Shoe shopping one extreme to the other…


This weekend marks the start of National shoe fitting week and as luck would have it two of my three children have required new shoes. It’s always a chore that fills me with dread not least because of the thought of three children in a small store screams of havoc, but quite honestly because of the hefty price tags. So to get away with two out of three this month was a bonus!

Despite balking at the expensive shoes and exclaiming that I wouldn’t spend that on myself it’s an area I have never felt comfortable scrimping on, they have one pair of shoes each and a pair of wellies, so unlike my shoes, theirs really are being put through the paces.

So off we went to get them measured no 3 was easy despite me not liking the girl options and choosing a boys pair it was still my final decision and at £54 I needed to like them! Great experience, I’m more than confident they were fitted properly, and she left very happy and comfortable.

Unfortunately for the first time no 1 age 6 declared he didn’t like any option and just wanted trainers, agggh I’m losing control!! We were shown some trainer shoe options which were ok but still carried the hefty price tag and I couldn’t help but think is now the time to move to sports direct cheap Nike’s? I know not a question I thought I would be asking myself but here I am I could save about £30 and he would wear them. Not ideal but I managed to justify it by the fact he also wears his school shoes five days a week.
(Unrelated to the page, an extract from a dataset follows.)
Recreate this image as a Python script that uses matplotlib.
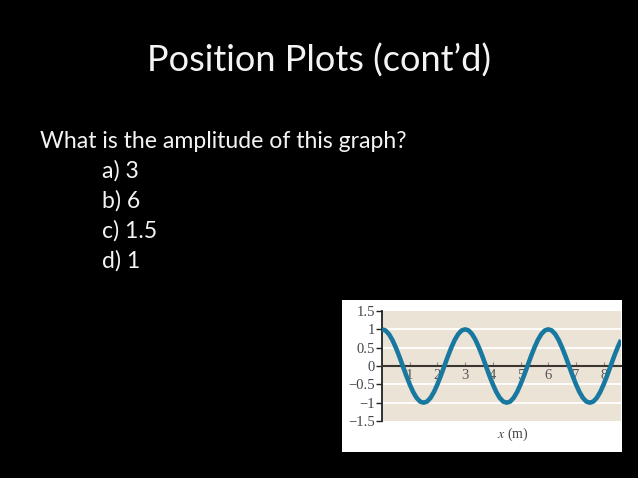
import matplotlib
matplotlib.use('Agg')
import matplotlib.pyplot as plt
import numpy as np
from matplotlib.patches import Rectangle

title = 'Position Plots (cont\u2019d)'
question = 'What is the amplitude of this graph?'
choices = ['a) 3', 'b) 6', 'c) 1.5', 'd) 1']

# position every 0.125 m
pos = [1, 0.97, 0.87, 0.71, 0.5, 0.26, 0, -0.26, -0.5, -0.71, -0.87, -0.97,
       -1, -0.97, -0.87, -0.71, -0.5, -0.26, 0, 0.26, 0.5, 0.71, 0.87, 0.97,
       1, 0.97, 0.87, 0.71, 0.5, 0.26, 0, -0.26, -0.5, -0.71, -0.87, -0.97,
       -1, -0.97, -0.87, -0.71, -0.5, -0.26, 0, 0.26, 0.5, 0.71, 0.87, 0.97,
       1, 0.97, 0.87, 0.71, 0.5, 0.26, 0, -0.26, -0.5, -0.71, -0.87, -0.97,
       -1, -0.97, -0.87, -0.71, -0.5, -0.26, 0, 0.26, 0.5, 0.71]
x_m = np.linspace(0, 8.625, len(pos))

y_ticks = [1.5, 1, 0.5, 0, -0.5, -1, -1.5]
y_labels = ['1.5', '1', '0.5', '0', '\u22120.5', '\u22121', '\u22121.5']
x_ticks = [1, 2, 3, 4, 5, 6, 7, 8]

W, H = 638, 478
fig = plt.figure(figsize=(W / 100, H / 100), dpi=100, facecolor='black')

fig.text(319 / W, 1 - 72 / H, title, color='#f4f4f4', family='Lato',
         fontsize=26, ha='center', va='baseline')
fig.text(40 / W, 1 - 148 / H, question, color='#f4f4f4', family='Lato',
         fontsize=16.6, ha='left', va='baseline')
for i, c in enumerate(choices):
    fig.text(102 / W, 1 - (178 + 30 * i) / H, c, color='#f4f4f4', family='Lato',
             fontsize=16.6, ha='left', va='baseline')

# white card behind the graph
fig.add_artist(Rectangle((342 / W, 1 - 452 / H), 280 / W, 152 / H,
                         transform=fig.transFigure, facecolor='white',
                         edgecolor='none', zorder=0))

ax = fig.add_axes([382 / W, 1 - 421 / H, 239 / W, 110 / H])
ax.set_facecolor('#ebe4d6')
ax.set_xlim(0, 8.625)
ax.set_ylim(-1.5, 1.5)

for y in [1, 0.5, -0.5, -1]:
    ax.axhline(y, color='white', lw=1.3, zorder=1)

ax.plot(x_m, pos, color='#18789f', lw=3.3, solid_capstyle='butt', zorder=3)

for s in ['top', 'right']:
    ax.spines[s].set_visible(False)
ax.spines['left'].set_color('#222222')
ax.spines['left'].set_linewidth(1.3)
ax.spines['bottom'].set_position(('data', 0))
ax.spines['bottom'].set_color('#3b3631')
ax.spines['bottom'].set_linewidth(1.5)

ax.set_yticks(y_ticks)
ax.set_yticklabels(y_labels, family='Liberation Serif', fontsize=10.5, color='#444444')
ax.tick_params(axis='y', length=4, width=1, color='#222222', pad=1)
ax.set_xticks(x_ticks)
ax.set_xticklabels([str(t) for t in x_ticks], family='Liberation Serif',
                   fontsize=10.5, color='#555555')
ax.tick_params(axis='x', direction='in', length=3, width=0.8, color='#888888', pad=2)

fig.text(513 / W, 1 - 434 / H, r'$x$ (m)', family='Liberation Serif',
         fontsize=10, color='#444444', ha='center', va='center',
         math_fontfamily='stix')

fig.savefig('out.png', dpi=100, facecolor='black')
Off we went to sports direct it still took another twenty min of chopping and changing his mind but we did leave with a pair of trainers we both liked.

I’m still not convinced I have done the right thing so sought out some advice from Kim Duncan the lovely owner of Treehouse in Stockbridge Edinburgh.
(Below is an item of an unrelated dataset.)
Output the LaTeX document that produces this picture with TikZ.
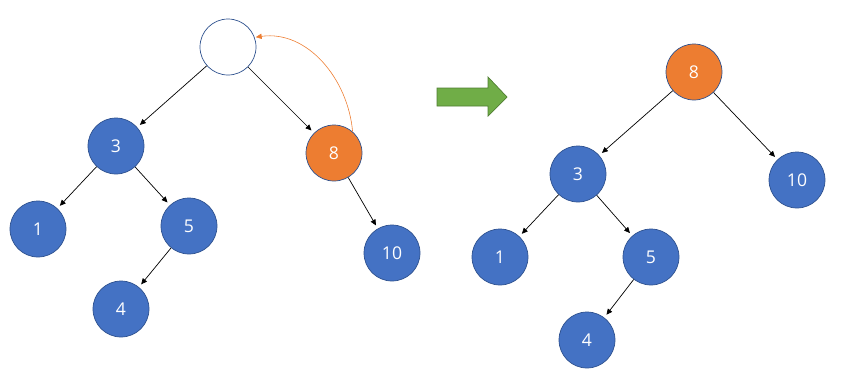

Children’s feet are like small bonsai trees, they will become misshapen if restricted. Ill-fitting shoes, hosiery, even Babygro’s that are too small, can restrict normal development. The bones in the feet do not fully ossify/develop until around the age of 17, but it is in the first 10 years that feet are most at risk and should be regularly measured and monitored, and shoes fitted professionally. No two gauges, two shoes or two feet fit the same, i.e. a child’s size 9 (or 27) in one style, has a different inside volume to another style in the same size and brand. So, find a specialised shoe shop like Treehouse with a qualified shoe fitter, and allow them to use their extensive knowledge to give your child a professional fitting service. It doesn’t cost any more, but it could save them a fortune in remedial care and discomfort later in life.

As a result I will be insisting that even if he doesn’t particularly like the shoe he will be wearing it until he is at least ten!!